_THE TASK_
Write out the complete material exactly as it stands.

<<<<

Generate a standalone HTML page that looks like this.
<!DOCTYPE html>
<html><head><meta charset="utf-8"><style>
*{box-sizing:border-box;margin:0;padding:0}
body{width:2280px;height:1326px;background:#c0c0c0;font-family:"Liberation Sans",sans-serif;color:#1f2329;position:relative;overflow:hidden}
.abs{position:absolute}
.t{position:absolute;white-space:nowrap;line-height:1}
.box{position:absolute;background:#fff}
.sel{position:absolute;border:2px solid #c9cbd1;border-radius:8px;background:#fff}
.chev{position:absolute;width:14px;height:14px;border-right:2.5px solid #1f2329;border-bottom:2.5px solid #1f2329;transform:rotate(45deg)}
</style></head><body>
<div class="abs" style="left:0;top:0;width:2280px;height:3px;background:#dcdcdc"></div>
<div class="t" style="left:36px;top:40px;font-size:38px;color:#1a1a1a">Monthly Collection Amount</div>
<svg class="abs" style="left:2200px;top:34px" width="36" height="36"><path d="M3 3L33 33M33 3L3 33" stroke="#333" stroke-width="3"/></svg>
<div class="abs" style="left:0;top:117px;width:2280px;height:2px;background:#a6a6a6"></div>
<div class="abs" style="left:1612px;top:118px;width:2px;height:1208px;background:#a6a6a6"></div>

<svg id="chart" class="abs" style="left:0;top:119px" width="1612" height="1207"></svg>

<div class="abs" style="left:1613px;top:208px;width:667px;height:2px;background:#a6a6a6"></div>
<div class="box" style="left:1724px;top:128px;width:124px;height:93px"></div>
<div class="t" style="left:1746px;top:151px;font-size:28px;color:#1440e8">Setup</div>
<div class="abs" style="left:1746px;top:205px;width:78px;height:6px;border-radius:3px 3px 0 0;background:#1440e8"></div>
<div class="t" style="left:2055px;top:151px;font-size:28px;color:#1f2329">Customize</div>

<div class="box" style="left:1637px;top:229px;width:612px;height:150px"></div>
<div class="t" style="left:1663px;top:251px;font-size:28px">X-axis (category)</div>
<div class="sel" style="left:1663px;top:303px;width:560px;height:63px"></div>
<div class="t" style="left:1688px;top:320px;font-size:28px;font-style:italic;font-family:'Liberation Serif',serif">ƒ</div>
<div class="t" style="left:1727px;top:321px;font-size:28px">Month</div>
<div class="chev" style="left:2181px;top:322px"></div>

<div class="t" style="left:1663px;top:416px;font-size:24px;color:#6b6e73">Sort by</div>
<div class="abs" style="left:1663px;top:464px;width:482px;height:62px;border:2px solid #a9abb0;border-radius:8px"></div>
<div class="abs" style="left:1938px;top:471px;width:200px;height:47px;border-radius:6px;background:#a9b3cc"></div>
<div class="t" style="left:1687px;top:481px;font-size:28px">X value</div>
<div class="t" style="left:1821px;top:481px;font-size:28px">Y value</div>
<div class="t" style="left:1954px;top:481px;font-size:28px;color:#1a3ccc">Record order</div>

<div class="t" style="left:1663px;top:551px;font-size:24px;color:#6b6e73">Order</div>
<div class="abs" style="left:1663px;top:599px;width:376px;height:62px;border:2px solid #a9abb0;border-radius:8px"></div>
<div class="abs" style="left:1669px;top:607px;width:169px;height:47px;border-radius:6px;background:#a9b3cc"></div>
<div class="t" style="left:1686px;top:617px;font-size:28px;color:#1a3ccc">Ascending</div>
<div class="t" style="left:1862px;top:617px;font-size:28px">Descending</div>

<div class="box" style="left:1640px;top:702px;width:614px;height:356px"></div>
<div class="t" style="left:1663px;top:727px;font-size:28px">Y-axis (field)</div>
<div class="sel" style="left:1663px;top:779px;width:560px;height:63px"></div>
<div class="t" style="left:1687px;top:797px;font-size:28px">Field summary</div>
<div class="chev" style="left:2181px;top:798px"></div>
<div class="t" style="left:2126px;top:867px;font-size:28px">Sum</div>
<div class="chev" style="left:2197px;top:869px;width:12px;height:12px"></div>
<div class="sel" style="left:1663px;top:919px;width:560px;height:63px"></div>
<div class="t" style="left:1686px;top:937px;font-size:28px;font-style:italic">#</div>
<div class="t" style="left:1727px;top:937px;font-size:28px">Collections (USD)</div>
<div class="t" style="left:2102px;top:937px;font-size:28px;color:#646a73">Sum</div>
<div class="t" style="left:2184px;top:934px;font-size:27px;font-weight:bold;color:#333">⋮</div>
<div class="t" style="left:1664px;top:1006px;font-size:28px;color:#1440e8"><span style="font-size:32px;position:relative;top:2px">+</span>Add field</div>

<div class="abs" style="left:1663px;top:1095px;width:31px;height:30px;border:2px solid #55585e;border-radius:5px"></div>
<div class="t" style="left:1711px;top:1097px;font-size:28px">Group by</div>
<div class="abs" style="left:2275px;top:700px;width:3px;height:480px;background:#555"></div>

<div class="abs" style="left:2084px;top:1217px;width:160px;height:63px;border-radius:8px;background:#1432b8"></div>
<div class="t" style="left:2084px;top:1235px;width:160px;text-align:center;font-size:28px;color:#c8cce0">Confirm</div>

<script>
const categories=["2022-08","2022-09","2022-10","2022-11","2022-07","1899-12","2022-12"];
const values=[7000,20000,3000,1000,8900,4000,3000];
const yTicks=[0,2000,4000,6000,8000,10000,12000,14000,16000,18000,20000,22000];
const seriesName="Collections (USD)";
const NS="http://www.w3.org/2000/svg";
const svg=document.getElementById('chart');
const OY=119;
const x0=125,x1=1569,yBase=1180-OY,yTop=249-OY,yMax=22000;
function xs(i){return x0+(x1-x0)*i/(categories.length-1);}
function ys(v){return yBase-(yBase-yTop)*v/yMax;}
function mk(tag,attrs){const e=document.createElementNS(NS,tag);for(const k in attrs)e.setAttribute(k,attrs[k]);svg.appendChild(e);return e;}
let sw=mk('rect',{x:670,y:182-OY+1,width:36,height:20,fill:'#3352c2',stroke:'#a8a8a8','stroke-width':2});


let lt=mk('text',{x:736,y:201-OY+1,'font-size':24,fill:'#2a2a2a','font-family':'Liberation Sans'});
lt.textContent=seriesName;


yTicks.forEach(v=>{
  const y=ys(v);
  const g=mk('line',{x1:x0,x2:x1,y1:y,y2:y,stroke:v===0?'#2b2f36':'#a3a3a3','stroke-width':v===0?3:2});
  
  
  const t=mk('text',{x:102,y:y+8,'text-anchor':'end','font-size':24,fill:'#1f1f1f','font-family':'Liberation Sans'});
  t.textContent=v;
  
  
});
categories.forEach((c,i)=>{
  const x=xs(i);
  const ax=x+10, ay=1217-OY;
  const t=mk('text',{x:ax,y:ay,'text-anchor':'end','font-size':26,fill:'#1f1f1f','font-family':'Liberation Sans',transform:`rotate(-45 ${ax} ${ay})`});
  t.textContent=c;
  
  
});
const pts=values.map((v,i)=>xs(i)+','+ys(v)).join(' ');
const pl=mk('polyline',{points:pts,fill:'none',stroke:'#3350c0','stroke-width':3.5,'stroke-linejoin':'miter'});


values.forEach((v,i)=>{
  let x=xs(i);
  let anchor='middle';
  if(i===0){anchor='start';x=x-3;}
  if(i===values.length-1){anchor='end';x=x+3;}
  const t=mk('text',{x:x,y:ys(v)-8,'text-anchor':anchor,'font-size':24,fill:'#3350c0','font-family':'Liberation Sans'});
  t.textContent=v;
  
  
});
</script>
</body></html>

>>>>

_ANSWER TO THIS EXERCISE_
Generate a standalone HTML page that looks like this.
<!DOCTYPE html>
<html><head><meta charset="utf-8"><style>
*{box-sizing:border-box;margin:0;padding:0}
body{width:2280px;height:1326px;background:#c0c0c0;font-family:"Liberation Sans",sans-serif;color:#1f2329;position:relative;overflow:hidden}
.abs{position:absolute}
.t{position:absolute;white-space:nowrap;line-height:1}
.box{position:absolute;background:#fff}
.sel{position:absolute;border:2px solid #c9cbd1;border-radius:8px;background:#fff}
.chev{position:absolute;width:14px;height:14px;border-right:2.5px solid #1f2329;border-bottom:2.5px solid #1f2329;transform:rotate(45deg)}
</style></head><body>
<div class="abs" style="left:0;top:0;width:2280px;height:3px;background:#dcdcdc"></div>
<div class="t" style="left:36px;top:40px;font-size:38px;color:#1a1a1a">Monthly Collection Amount</div>
<svg class="abs" style="left:2200px;top:34px" width="36" height="36"><path d="M3 3L33 33M33 3L3 33" stroke="#333" stroke-width="3"/></svg>
<div class="abs" style="left:0;top:117px;width:2280px;height:2px;background:#a6a6a6"></div>
<div class="abs" style="left:1612px;top:118px;width:2px;height:1208px;background:#a6a6a6"></div>

<svg id="chart" class="abs" style="left:0;top:119px" width="1612" height="1207"></svg>

<div class="abs" style="left:1613px;top:208px;width:667px;height:2px;background:#a6a6a6"></div>
<div class="box" style="left:1724px;top:128px;width:124px;height:93px"></div>
<div class="t" style="left:1746px;top:151px;font-size:28px;color:#1440e8">Setup</div>
<div class="abs" style="left:1746px;top:205px;width:78px;height:6px;border-radius:3px 3px 0 0;background:#1440e8"></div>
<div class="t" style="left:2055px;top:151px;font-size:28px;color:#1f2329">Customize</div>

<div class="box" style="left:1637px;top:229px;width:612px;height:150px"></div>
<div class="t" style="left:1663px;top:251px;font-size:28px">X-axis (category)</div>
<div class="sel" style="left:1663px;top:303px;width:560px;height:63px"></div>
<div class="t" style="left:1688px;top:320px;font-size:28px;font-style:italic;font-family:'Liberation Serif',serif">ƒ</div>
<div class="t" style="left:1727px;top:321px;font-size:28px">Month</div>
<div class="chev" style="left:2181px;top:322px"></div>

<div class="t" style="left:1663px;top:416px;font-size:24px;color:#6b6e73">Sort by</div>
<div class="abs" style="left:1663px;top:464px;width:482px;height:62px;border:2px solid #a9abb0;border-radius:8px"></div>
<div class="abs" style="left:1938px;top:471px;width:200px;height:47px;border-radius:6px;background:#a9b3cc"></div>
<div class="t" style="left:1687px;top:481px;font-size:28px">X value</div>
<div class="t" style="left:1821px;top:481px;font-size:28px">Y value</div>
<div class="t" style="left:1954px;top:481px;font-size:28px;color:#1a3ccc">Record order</div>

<div class="t" style="left:1663px;top:551px;font-size:24px;color:#6b6e73">Order</div>
<div class="abs" style="left:1663px;top:599px;width:376px;height:62px;border:2px solid #a9abb0;border-radius:8px"></div>
<div class="abs" style="left:1669px;top:607px;width:169px;height:47px;border-radius:6px;background:#a9b3cc"></div>
<div class="t" style="left:1686px;top:617px;font-size:28px;color:#1a3ccc">Ascending</div>
<div class="t" style="left:1862px;top:617px;font-size:28px">Descending</div>

<div class="box" style="left:1640px;top:702px;width:614px;height:356px"></div>
<div class="t" style="left:1663px;top:727px;font-size:28px">Y-axis (field)</div>
<div class="sel" style="left:1663px;top:779px;width:560px;height:63px"></div>
<div class="t" style="left:1687px;top:797px;font-size:28px">Field summary</div>
<div class="chev" style="left:2181px;top:798px"></div>
<div class="t" style="left:2126px;top:867px;font-size:28px">Sum</div>
<div class="chev" style="left:2197px;top:869px;width:12px;height:12px"></div>
<div class="sel" style="left:1663px;top:919px;width:560px;height:63px"></div>
<div class="t" style="left:1686px;top:937px;font-size:28px;font-style:italic">#</div>
<div class="t" style="left:1727px;top:937px;font-size:28px">Collections (USD)</div>
<div class="t" style="left:2102px;top:937px;font-size:28px;color:#646a73">Sum</div>
<div class="t" style="left:2184px;top:934px;font-size:27px;font-weight:bold;color:#333">⋮</div>
<div class="t" style="left:1664px;top:1006px;font-size:28px;color:#1440e8"><span style="font-size:32px;position:relative;top:2px">+</span>Add field</div>

<div class="abs" style="left:1663px;top:1095px;width:31px;height:30px;border:2px solid #55585e;border-radius:5px"></div>
<div class="t" style="left:1711px;top:1097px;font-size:28px">Group by</div>
<div class="abs" style="left:2275px;top:700px;width:3px;height:480px;background:#555"></div>

<div class="abs" style="left:2084px;top:1217px;width:160px;height:63px;border-radius:8px;background:#1432b8"></div>
<div class="t" style="left:2084px;top:1235px;width:160px;text-align:center;font-size:28px;color:#c8cce0">Confirm</div>

<script>
const categories=["2022-08","2022-09","2022-10","2022-11","2022-07","1899-12","2022-12"];
const values=[7000,20000,3000,1000,8900,4000,3000];
const yTicks=[0,2000,4000,6000,8000,10000,12000,14000,16000,18000,20000,22000];
const seriesName="Collections (USD)";
const NS="http://www.w3.org/2000/svg";
const svg=document.getElementById('chart');
const OY=119;
const x0=125,x1=1569,yBase=1180-OY,yTop=249-OY,yMax=22000;
function xs(i){return x0+(x1-x0)*i/(categories.length-1);}
function ys(v){return yBase-(yBase-yTop)*v/yMax;}
function mk(tag,attrs){const e=document.createElementNS(NS,tag);for(const k in attrs)e.setAttribute(k,attrs[k]);svg.appendChild(e);return e;}
let sw=mk('rect',{x:670,y:182-OY+1,width:36,height:20,fill:'#3352c2',stroke:'#a8a8a8','stroke-width':2});


let lt=mk('text',{x:736,y:201-OY+1,'font-size':24,fill:'#2a2a2a','font-family':'Liberation Sans'});
lt.textContent=seriesName;


yTicks.forEach(v=>{
  const y=ys(v);
  const g=mk('line',{x1:x0,x2:x1,y1:y,y2:y,stroke:v===0?'#2b2f36':'#a3a3a3','stroke-width':v===0?3:2});
  
  
  const t=mk('text',{x:102,y:y+8,'text-anchor':'end','font-size':24,fill:'#1f1f1f','font-family':'Liberation Sans'});
  t.textContent=v;
  
  
});
categories.forEach((c,i)=>{
  const x=xs(i);
  const ax=x+10, ay=1217-OY;
  const t=mk('text',{x:ax,y:ay,'text-anchor':'end','font-size':26,fill:'#1f1f1f','font-family':'Liberation Sans',transform:`rotate(-45 ${ax} ${ay})`});
  t.textContent=c;
  
  
});
const pts=values.map((v,i)=>xs(i)+','+ys(v)).join(' ');
const pl=mk('polyline',{points:pts,fill:'none',stroke:'#3350c0','stroke-width':3.5,'stroke-linejoin':'miter'});


values.forEach((v,i)=>{
  let x=xs(i);
  let anchor='middle';
  if(i===0){anchor='start';x=x-3;}
  if(i===values.length-1){anchor='end';x=x+3;}
  const t=mk('text',{x:x,y:ys(v)-8,'text-anchor':anchor,'font-size':24,fill:'#3350c0','font-family':'Liberation Sans'});
  t.textContent=v;
  
  
});
</script>
</body></html>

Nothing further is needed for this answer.